Mar 30, 2012 23:55
B/c my brain is still on overdrive... that's why.
It's day 7 of 8 as single-parent (with Weasel2000 overseas for work). Overall the week has gone well. It's been a lot of work, but it's gone well. I was pleased with myself. Went out to run errands this morning, it all went great. Then this afternoon happened.
The Dumpling has had a cold, that's nothing new, he has had a number of them. Today he had a cough. Al day. At first, I thought nothing of it. I get a cough at the end of colds too. I hoped it was a sign he was getting better. This afternoon though, I realized he was breathing harder than he should be. It made me worry enough to call the nurse's line at our doctor's office. Long story short, there was a trip to RightTime Medical, a breathing treatment and Rxs for more breathing treatments, antibiotics, and steroids.
Dumpling did not have dinner until nearly 9pm. Bedtime at 10pm. The good news is he seems to be sleeping well and his breathing is much much easier than when I took him in. I did the right thing. But I didn't eat dinner myself until after he went to bed. My house (which was clean) somehow became a wreck within the span of 4 hours between morning errands and afternoon trip to the doc. I've straightened up most of it, but I'm still not feeling like settleing down to sleep. Trying to talk myself out of peeking in to check on Dumpling? (Again?)
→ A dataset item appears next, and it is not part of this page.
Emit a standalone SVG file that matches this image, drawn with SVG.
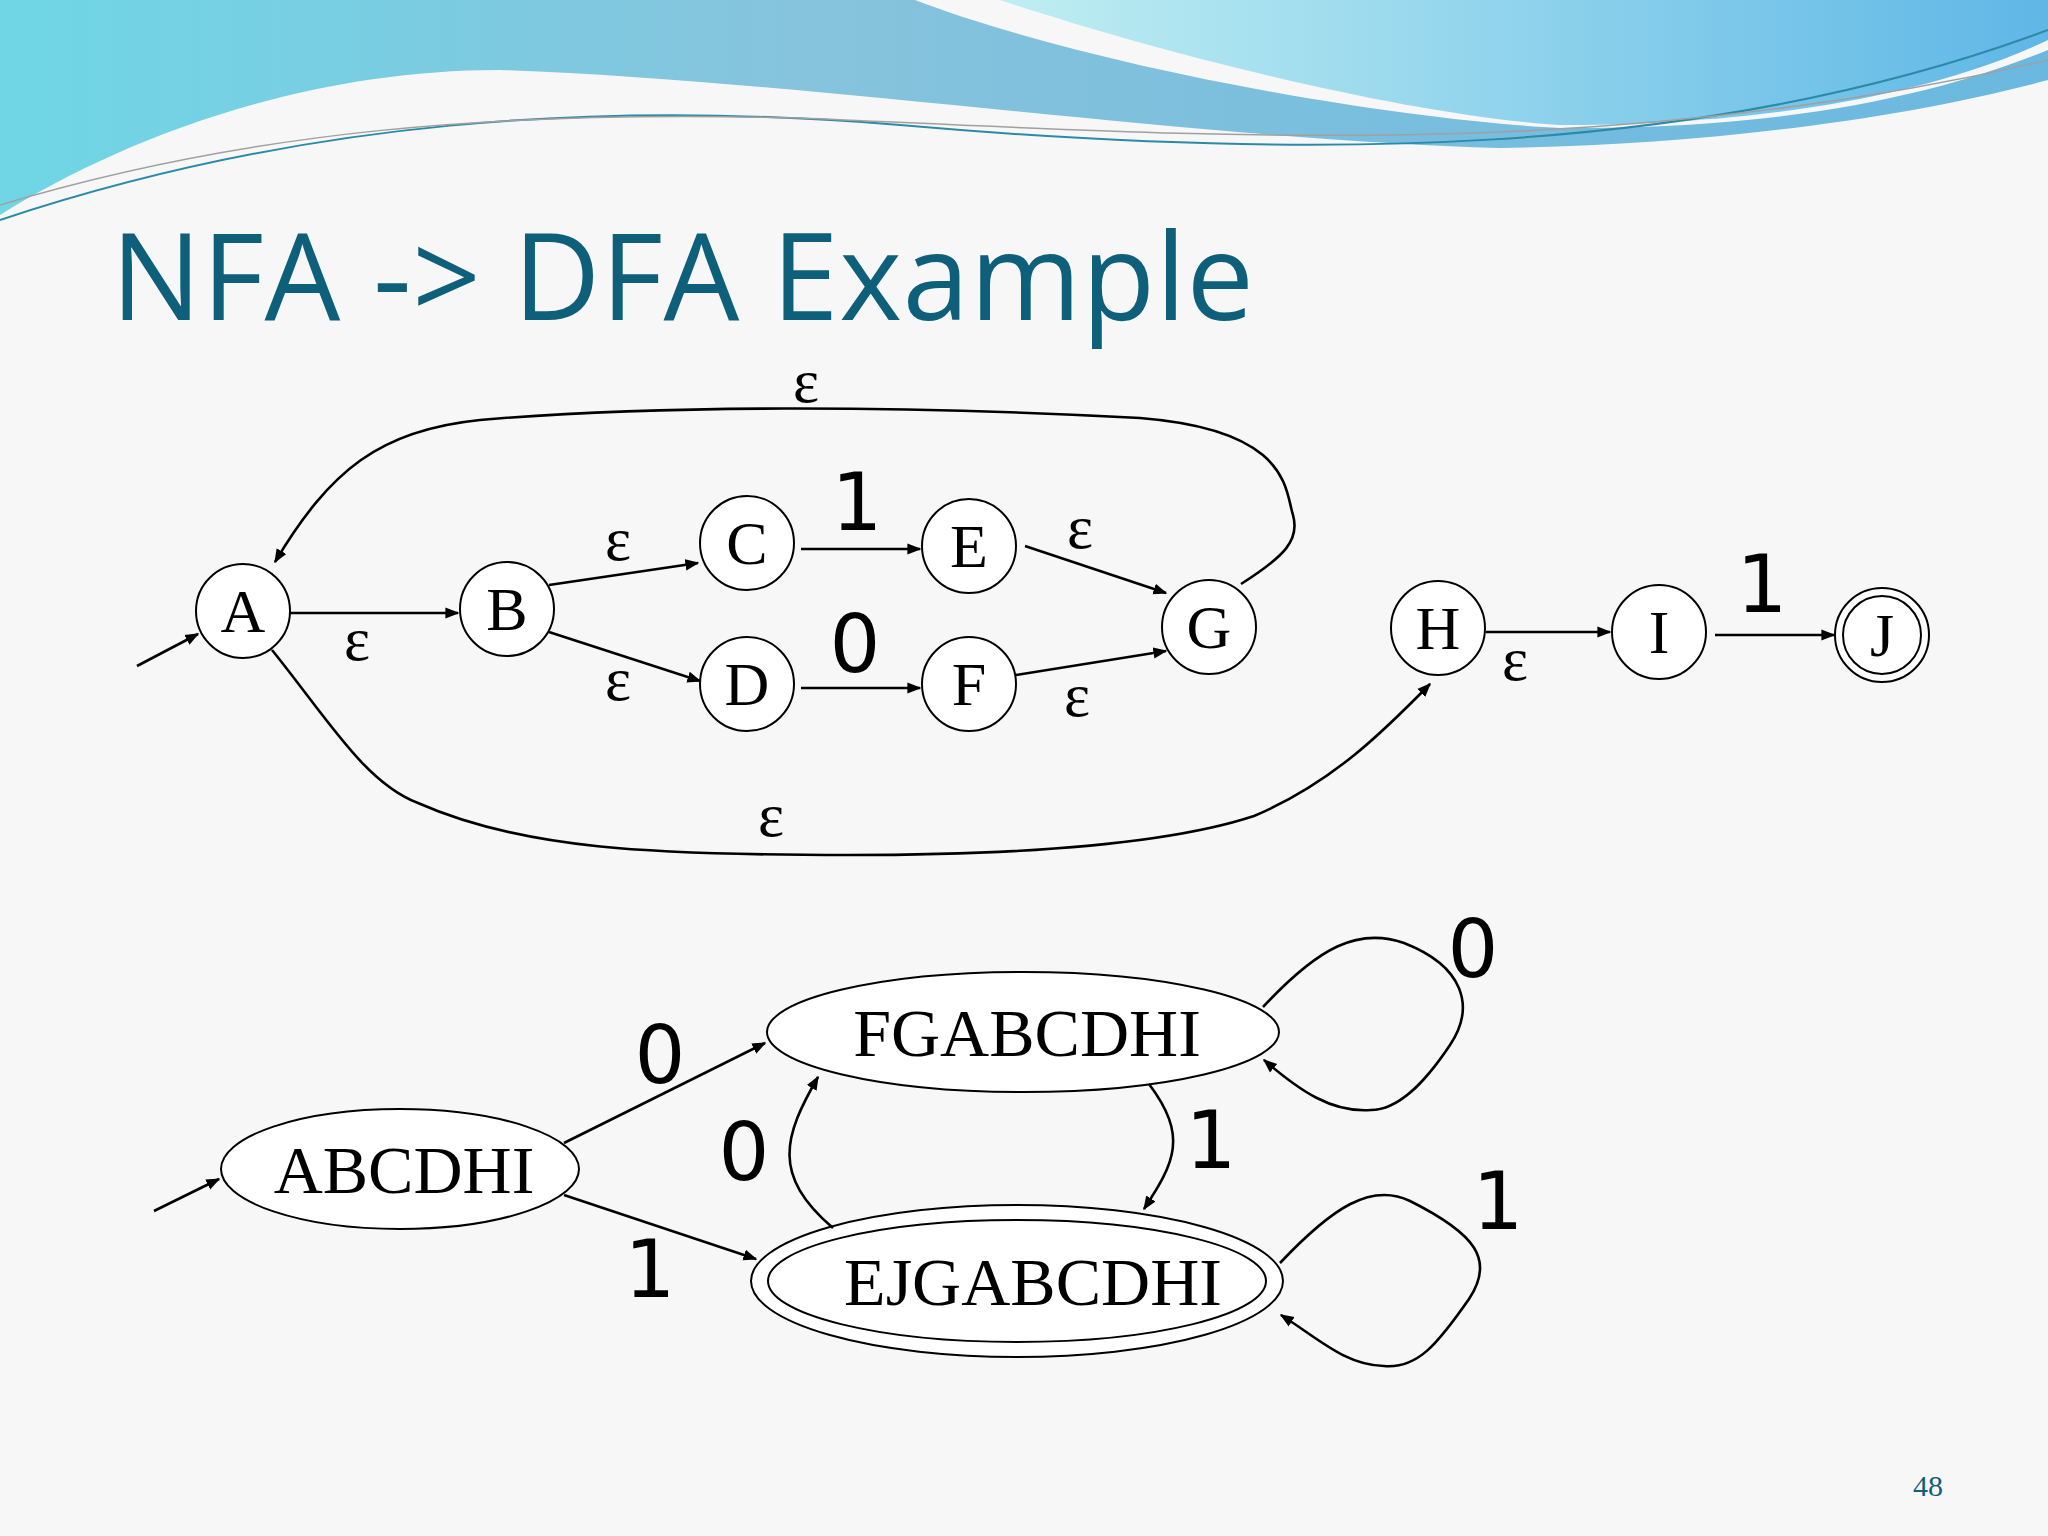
<svg xmlns="http://www.w3.org/2000/svg" width="2048" height="1536" viewBox="0 0 2048 1536">
<defs>
<linearGradient id="hg" x1="0" y1="0" x2="1" y2="0">
<stop offset="0" stop-color="#6fd6e6"/><stop offset="0.4" stop-color="#86c3dc"/><stop offset="1" stop-color="#6ab8e0"/>
</linearGradient>
<linearGradient id="hg2" x1="0" y1="0" x2="1" y2="0">
<stop offset="0" stop-color="#bfeef2"/><stop offset="1" stop-color="#5fb7e6"/>
</linearGradient>
<marker id="ar" viewBox="0 0 10 10" refX="9" refY="5" markerWidth="14" markerHeight="14" markerUnits="userSpaceOnUse" orient="auto"><path d="M0,1 L10,5 L0,9 z" fill="#000"/></marker>
</defs>
<style>
.e{fill:none;stroke:#000;stroke-width:2.6;marker-end:url(#ar)}
.n{fill:#fff;stroke:#000;stroke-width:2}
.t{font-family:"Liberation Serif",serif;fill:#000;text-anchor:middle}
.s{font-family:"Liberation Serif",serif;font-size:62px;text-anchor:middle}
.d{font-family:"DejaVu Sans",sans-serif;font-size:80px;text-anchor:middle}
</style>
<rect width="2048" height="1536" fill="#f7f7f7"/>
<path d="M0,0 H915 C1100,70 1400,120 1560,128 C1800,130 1950,90 2048,50 V80 C1900,120 1700,145 1500,148 C1200,140 800,80 500,70 C300,70 120,140 0,215 Z" fill="url(#hg)"/>
<path d="M1000,0 H2048 V40 C1900,110 1700,125 1560,125 C1400,115 1150,50 1000,0 Z" fill="url(#hg2)"/>
<path d="M0,220 C300,120 600,100 900,125 C1300,160 1700,160 2048,30" fill="none" stroke="#2a8aa8" stroke-width="2"/>
<path d="M0,205 C250,130 500,110 800,118 C1200,135 1600,165 2048,60" fill="none" stroke="#a0a0a0" stroke-width="1.5"/>
<text x="111" y="320" font-family="'Open Sans',sans-serif" font-size="120" fill="#0e5f7a" textLength="1143">NFA -&gt; DFA Example</text>
<g id="A"><circle class="n" cx="243" cy="611" r="47"/><text class="t" x="243" y="632" font-size="62">A</text></g>
<g id="B"><circle class="n" cx="507" cy="609" r="47"/><text class="t" x="507" y="630" font-size="62">B</text></g>
<g id="C"><circle class="n" cx="747" cy="543" r="47"/><text class="t" x="747" y="564" font-size="62">C</text></g>
<g id="D"><circle class="n" cx="747" cy="684" r="47"/><text class="t" x="747" y="705" font-size="62">D</text></g>
<g id="E"><circle class="n" cx="969" cy="546" r="47"/><text class="t" x="969" y="567" font-size="62">E</text></g>
<g id="F"><circle class="n" cx="969" cy="684" r="47"/><text class="t" x="969" y="705" font-size="62">F</text></g>
<g id="G"><circle class="n" cx="1209" cy="627" r="47"/><text class="t" x="1209" y="648" font-size="62">G</text></g>
<g id="H"><circle class="n" cx="1438" cy="628" r="47"/><text class="t" x="1438" y="649" font-size="62">H</text></g>
<g id="I"><circle class="n" cx="1659" cy="632" r="47"/><text class="t" x="1659" y="653" font-size="62">I</text></g>
<g id="J"><circle class="n" cx="1882" cy="635" r="47"/><circle class="n" cx="1882" cy="635" r="39"/><text class="t" x="1882" y="656" font-size="62">J</text></g>
<g id="ABCDHI"><ellipse class="n" cx="400" cy="1169" rx="179" ry="60"/><text class="t" x="404" y="1193" font-size="68">ABCDHI</text></g>
<g id="FGABCDHI"><ellipse class="n" cx="1023" cy="1032" rx="256" ry="60"/><text class="t" x="1027" y="1056" font-size="68">FGABCDHI</text></g>
<g id="EJGABCDHI"><ellipse class="n" cx="1017" cy="1281" rx="266" ry="76"/><ellipse class="n" cx="1017" cy="1281" rx="249" ry="61"/><text class="t" x="1033" y="1305" font-size="68">EJGABCDHI</text></g>
<g id="connectors">
<path class="e" d="M137,666 L198,634"/>
<path class="e" d="M290,613 L458,613"/>
<path class="e" d="M549,585 L698,563"/>
<path class="e" d="M549,632 L700,681"/>
<path class="e" d="M801,549 L920,549"/>
<path class="e" d="M801,688 L920,688"/>
<path class="e" d="M1025,546 L1166,593"/>
<path class="e" d="M1016,675 L1166,651"/>
<path class="e" d="M1241,584 C1285,556 1300,540 1293,515 C1285,490 1290,430 1140,418 C900,405 650,405 480,420 C380,430 330,470 275,562"/>
<path class="e" d="M272,650 C327,718 365,783 418,803 C522,849 650,855 849,855 C1045,855 1175,842 1254,816 C1332,783 1384,731 1430,684"/>
<path class="e" d="M1486,632 L1610,632"/>
<path class="e" d="M1715,635 L1834,635"/>
<path class="e" d="M154,1211 L219,1179"/>
<path class="e" d="M564,1143 L765,1043"/>
<path class="e" d="M564,1195 L756,1259"/>
<path class="e" d="M833,1228 C771,1175 784,1136 818,1077"/>
<path class="e" d="M1149,1084 C1188,1136 1175,1162 1144,1209"/>
<path class="e" d="M1263,1007 C1319,947 1358,927 1404,943 C1463,966 1476,1006 1450,1045 C1424,1084 1398,1110 1371,1110 C1332,1113 1300,1091 1264,1060"/>
<path class="e" d="M1280,1263 C1332,1208 1371,1182 1410,1201 C1476,1234 1495,1260 1469,1299 C1437,1345 1417,1369 1384,1366 C1345,1365 1319,1339 1281,1315"/>
<text class="s" x="806" y="402">ε</text>
<text class="s" x="357" y="660">ε</text>
<text class="s" x="618" y="560">ε</text>
<text class="s" x="618" y="700">ε</text>
<text class="s" x="1080" y="548">ε</text>
<text class="s" x="1077" y="716">ε</text>
<text class="s" x="771" y="836">ε</text>
<text class="s" x="1515" y="680">ε</text>
<text class="d" x="857" y="530">1</text>
<text class="d" x="855" y="672">0</text>
<text class="d" x="1762" y="612">1</text>
<text class="d" x="660" y="1083">0</text>
<text class="d" x="650" y="1297">1</text>
<text class="d" x="744" y="1180">0</text>
<text class="d" x="1211" y="1168">1</text>
<text class="d" x="1473" y="977">0</text>
<text class="d" x="1498" y="1229">1</text>
</g>
<text x="1928" y="1496" font-family="'Liberation Serif',serif" font-size="30" fill="#0e5f7a" text-anchor="middle">48</text>
</svg>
Throughout the whole evening. There were a hundred times when I caught myself thinking - "this would be a hell of a lot easier if I had another adult here with me." Bear in mind, I am not blaming Weasel2000 for his absence, that couldn't be helped, but it made me think of all the people I know who are single parents. E-gad how do they do it? Trying to wrangle a restless 1.5 year old in a doctor's office while me and my (damaged) brain are trying to complete the 1,000,000 pages of check in forms (made all the slower b/c I have to stop and look up things like my spouse's SSN). Trucking over to the pharmacy to pick up the prescribed meds. Hauling the pooped and hungry child in to drop off the Rx, over to pick up take-out for dinner, then back to pick up the Rx (at the drive through, which was a mistake... would have been faster to unload him and take him in). But if there were 2 of us, one could have taken him on home to get some food in him and start getting him settled for the evening... To all of the parents who do this every single day, whether by choice or by circumstance... I salute you.
Sigh, and did I mention the renewed waves of embarrassment I felt as I apologized over and over again b/c, no, I was not yet done filling out those check in forms? How much I didn't want to ask for help? Yet how relieved I was when it was finally offered? I thought I was past that (and I thought I was doing well enough that my (slower than before, but now functional) reading speed wasn't that big a deal (except when it comes to trying to read subtitles? I know, I know. The important thing is that the Dumpling is ok. All this stuff is ancillary, but it's there. Can't make it not be.
Nearly midnight now. I need to go to bed. I'm going to regret it if I don't. (I'm probably going to regret it already anyway.) Maybe having purged some of this from my system will help me sleep. (After I look in on the Dumpling). (Again).